How to make these cookies?
- In a bowl, we start by sifting all the dry ingredients, i.e. flour, cocoa powder, and baking powder. Cocoa powder clumps up when stored, so straining it is essential.
- Next, we need to get our buttermilk ready. You can go ahead and purchase it if you want. It is available quite easily. Avoid flavored buttermilk and buy the plain one.
- Now, we start with our dough. Beat the butter using a hand blender or a whisk.
- Add the sugar and continue beating until light and fluffy.
- Add vanilla essence and red color to the mix and mix well. You can add vanilla extract or vanilla pods.
- Now add the dry ingredients and mix them using a spatula. Once your entire mixture is mixed properly, add the buttermilk.
- Mix lightly. Once the dough comes together, wrap it up in some cling film or cover it well and let it rest in the refrigerator for 30 minutes to an hour.
- Preheat the oven to 180 degrees Celsius/ 356 degrees Fahrenheit before we start shaping our cookies.
- Line a baking tray with some parchment paper or baking paper. You can even use a piece of silver foil if you do not have anything.
- I recommend lining your baking tray because that increases the lifespan of your baking tray.
- Shape your cookies into roundels and place them on top of the baking tray.
- Bake 180 degrees Celsius/ 356 degrees Fahrenheit for 15 minutes in your convection setting. Add the white chocolate chips to the cookies at this stage.
- Place again in the oven and bake at 180 degrees Celsius/ 356 degrees Fahrenheit for 5 minutes in your convection setting.
P.S.: Cool the cookies before having them!
Frequently Asked Questions
Is it safe to use food color if I am baking for kids?
Yes, it is safe to use food coloring, however, you can try to minimize its use.
Can I make it using dark chocolate chips?
Yes, you can; it is up to you. I recommend white chocolate chips because it complements the color as well as taste.
Can I replace buttermilk with yogurt?
No, you cannot. That alters the flavor and texture of cookies.
How to store these red velvet white chocolate chip cookies?
Store them in an air-tit container; they should be fine for about two weeks.
Red Velvet white chocolate chip Cookies
Red Velvet white chocolate chip Cookies is easy to make and eggless. Made from scratch and not using any boxed premix. Melt in the mouth
Ingredients
- Butter (softened at room temperature) - 112 gm
- Milk - 44 ml
- Vinegar - 1 tsp
- All Purpose Flour - 160 gm
- Cocoa Powder - 2 tbsp
- Baking Powder - 1/2 tsp
- Icing Sugar 96 gm
- Vanilla Essence - 2 tsp
- Red Food Coloring - as required
- White chocolate chips - 40 gm
Directions
- Step 1 Sift flour, cocoa powder and baking powder in a bowl.
- Step 2 For the buttermilk, take 88 ml of milk and add 2 tsp of vinegar to it.

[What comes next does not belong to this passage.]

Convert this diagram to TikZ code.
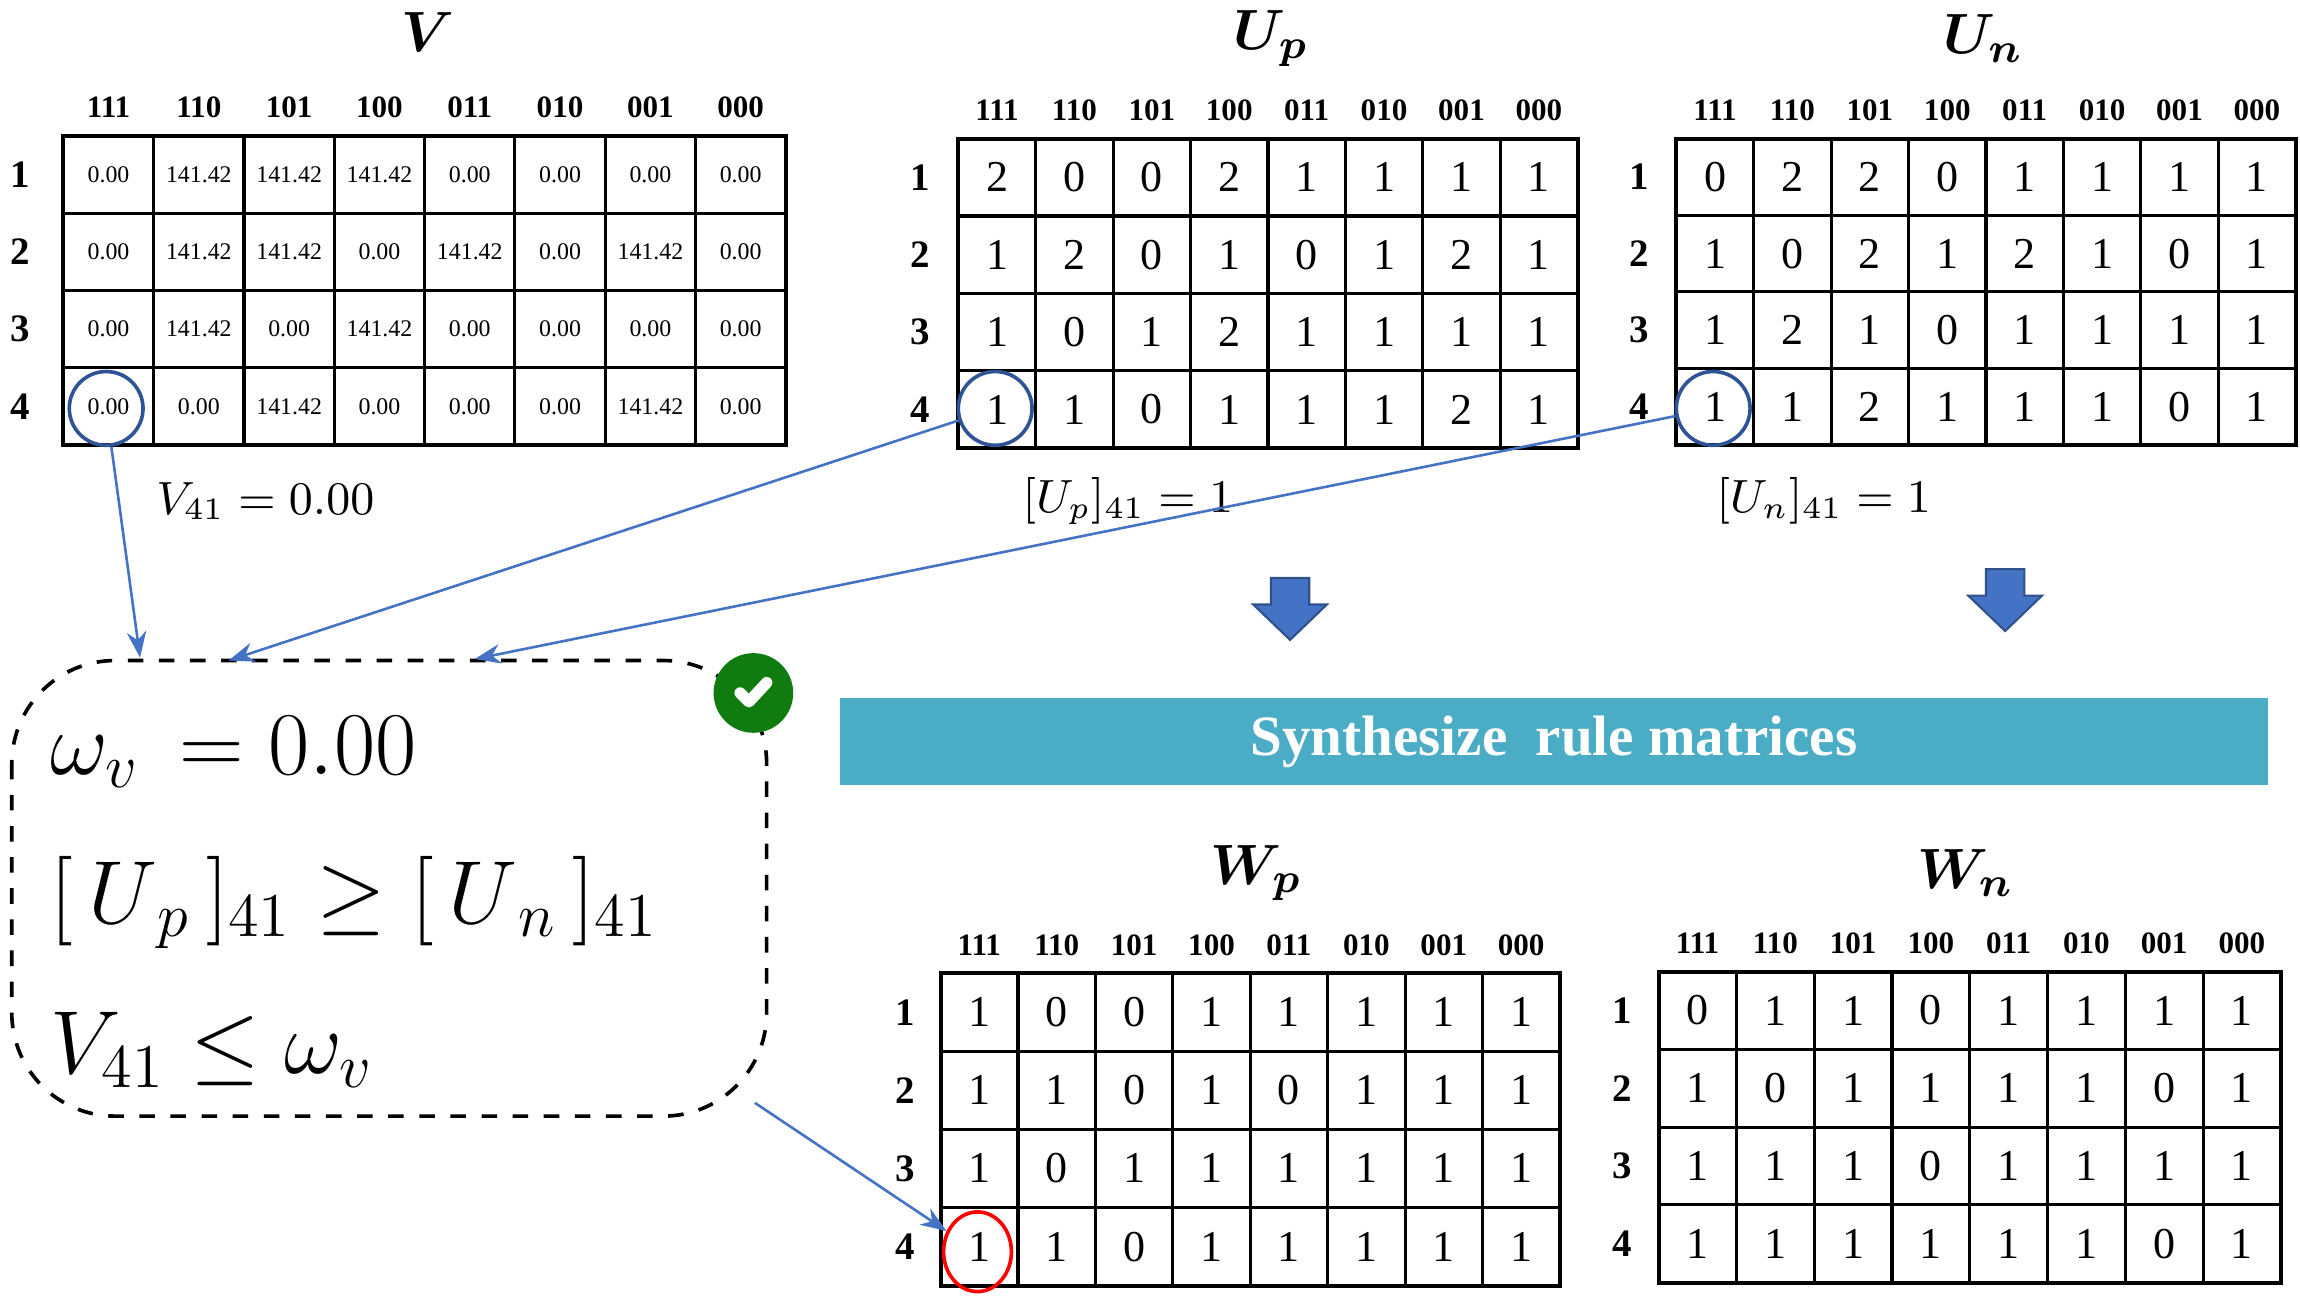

Now let that sit for around 5 minutes. Your butter milk is ready. Alternatively you can also buy plain buttermilk and use.
- Step 3 For the cookies dough, beat the butter using a hand blender or a whisk.
- Step 4 Add the sugar and continue beating till light and fluffy.
- Step 5 Add vanilla essence and red color to the mix and mix well. You can add vanilla extract or vanilla pods.
- Step 6 Now add the dry ingredients and mix it using a spatula. Once your entire mixture is mixed properly, add the buttermilk.
- Step 7 Mix lightly. Once the dough comes together wrap it up in some cling film or cover it well and let it rest in the refrigerator for 30 minutes to an hour.
- Step 8 Preheat oven at 180 degrees Celsius/ 356 degrees Fahrenheit before we start shaping our cookies.
- Step 9 Line a baking tray with some parchment paper or baking paper.
- Step 10 Shape your cookies into roundels and place on top of baking tray.
- Step 11 Bake at 180 degrees Celsius/ 356 degrees Fahrenheit for 15 minutes in your convection setting. Add the white chocolate chips on the cookies at this stage.
- Step 12 Place again in the oven and bake at 180 degrees Celsius/ 356 degrees Fahrenheit for 5 minutes in your convection setting.